Copy everything in the data below exactly except the pictures.
[start]
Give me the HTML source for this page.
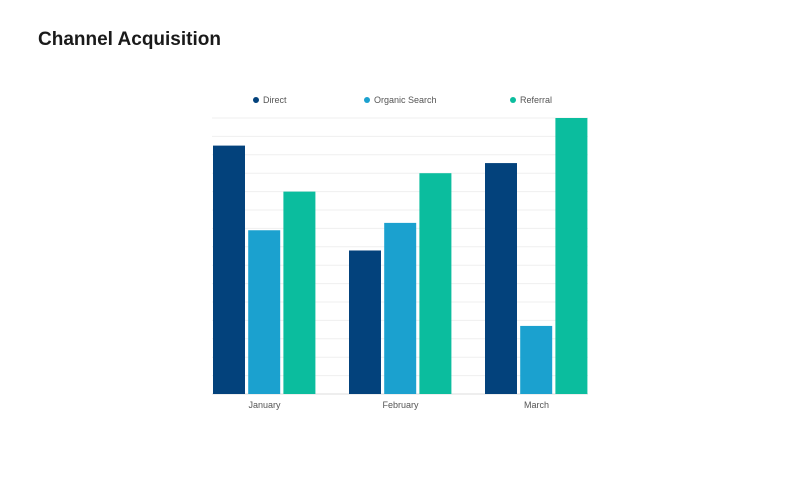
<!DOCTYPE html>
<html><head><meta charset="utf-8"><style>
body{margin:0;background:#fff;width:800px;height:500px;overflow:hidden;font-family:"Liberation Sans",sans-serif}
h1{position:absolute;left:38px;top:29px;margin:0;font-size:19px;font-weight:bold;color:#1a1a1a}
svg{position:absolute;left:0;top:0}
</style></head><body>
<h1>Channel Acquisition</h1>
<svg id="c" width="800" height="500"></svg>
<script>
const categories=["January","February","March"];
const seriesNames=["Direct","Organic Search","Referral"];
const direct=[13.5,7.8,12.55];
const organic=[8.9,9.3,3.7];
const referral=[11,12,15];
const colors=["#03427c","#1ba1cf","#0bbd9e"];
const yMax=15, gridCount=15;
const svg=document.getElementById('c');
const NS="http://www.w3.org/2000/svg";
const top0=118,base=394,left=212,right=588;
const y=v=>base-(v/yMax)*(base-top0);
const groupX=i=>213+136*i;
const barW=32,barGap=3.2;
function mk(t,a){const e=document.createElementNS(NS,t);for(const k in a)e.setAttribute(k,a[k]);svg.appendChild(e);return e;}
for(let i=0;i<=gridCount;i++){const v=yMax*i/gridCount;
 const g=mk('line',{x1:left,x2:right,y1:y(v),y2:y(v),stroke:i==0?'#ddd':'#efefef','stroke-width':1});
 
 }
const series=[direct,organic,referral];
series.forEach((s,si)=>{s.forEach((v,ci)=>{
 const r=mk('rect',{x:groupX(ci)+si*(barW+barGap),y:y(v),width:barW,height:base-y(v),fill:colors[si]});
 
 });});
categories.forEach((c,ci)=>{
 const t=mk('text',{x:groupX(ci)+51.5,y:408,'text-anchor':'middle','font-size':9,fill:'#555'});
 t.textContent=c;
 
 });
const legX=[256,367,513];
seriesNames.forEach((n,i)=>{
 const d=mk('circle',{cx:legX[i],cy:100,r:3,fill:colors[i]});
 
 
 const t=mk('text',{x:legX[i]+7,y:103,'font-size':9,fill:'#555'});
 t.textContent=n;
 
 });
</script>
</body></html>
[end]
◆ **REPLY**:
Give me the HTML source for this page.
<!DOCTYPE html>
<html><head><meta charset="utf-8"><style>
body{margin:0;background:#fff;width:800px;height:500px;overflow:hidden;font-family:"Liberation Sans",sans-serif}
h1{position:absolute;left:38px;top:29px;margin:0;font-size:19px;font-weight:bold;color:#1a1a1a}
svg{position:absolute;left:0;top:0}
</style></head><body>
<h1>Channel Acquisition</h1>
<svg id="c" width="800" height="500"></svg>
<script>
const categories=["January","February","March"];
const seriesNames=["Direct","Organic Search","Referral"];
const direct=[13.5,7.8,12.55];
const organic=[8.9,9.3,3.7];
const referral=[11,12,15];
const colors=["#03427c","#1ba1cf","#0bbd9e"];
const yMax=15, gridCount=15;
const svg=document.getElementById('c');
const NS="http://www.w3.org/2000/svg";
const top0=118,base=394,left=212,right=588;
const y=v=>base-(v/yMax)*(base-top0);
const groupX=i=>213+136*i;
const barW=32,barGap=3.2;
function mk(t,a){const e=document.createElementNS(NS,t);for(const k in a)e.setAttribute(k,a[k]);svg.appendChild(e);return e;}
for(let i=0;i<=gridCount;i++){const v=yMax*i/gridCount;
 const g=mk('line',{x1:left,x2:right,y1:y(v),y2:y(v),stroke:i==0?'#ddd':'#efefef','stroke-width':1});
 
 }
const series=[direct,organic,referral];
series.forEach((s,si)=>{s.forEach((v,ci)=>{
 const r=mk('rect',{x:groupX(ci)+si*(barW+barGap),y:y(v),width:barW,height:base-y(v),fill:colors[si]});
 
 });});
categories.forEach((c,ci)=>{
 const t=mk('text',{x:groupX(ci)+51.5,y:408,'text-anchor':'middle','font-size':9,fill:'#555'});
 t.textContent=c;
 
 });
const legX=[256,367,513];
seriesNames.forEach((n,i)=>{
 const d=mk('circle',{cx:legX[i],cy:100,r:3,fill:colors[i]});
 
 
 const t=mk('text',{x:legX[i]+7,y:103,'font-size':9,fill:'#555'});
 t.textContent=n;
 
 });
</script>
</body></html>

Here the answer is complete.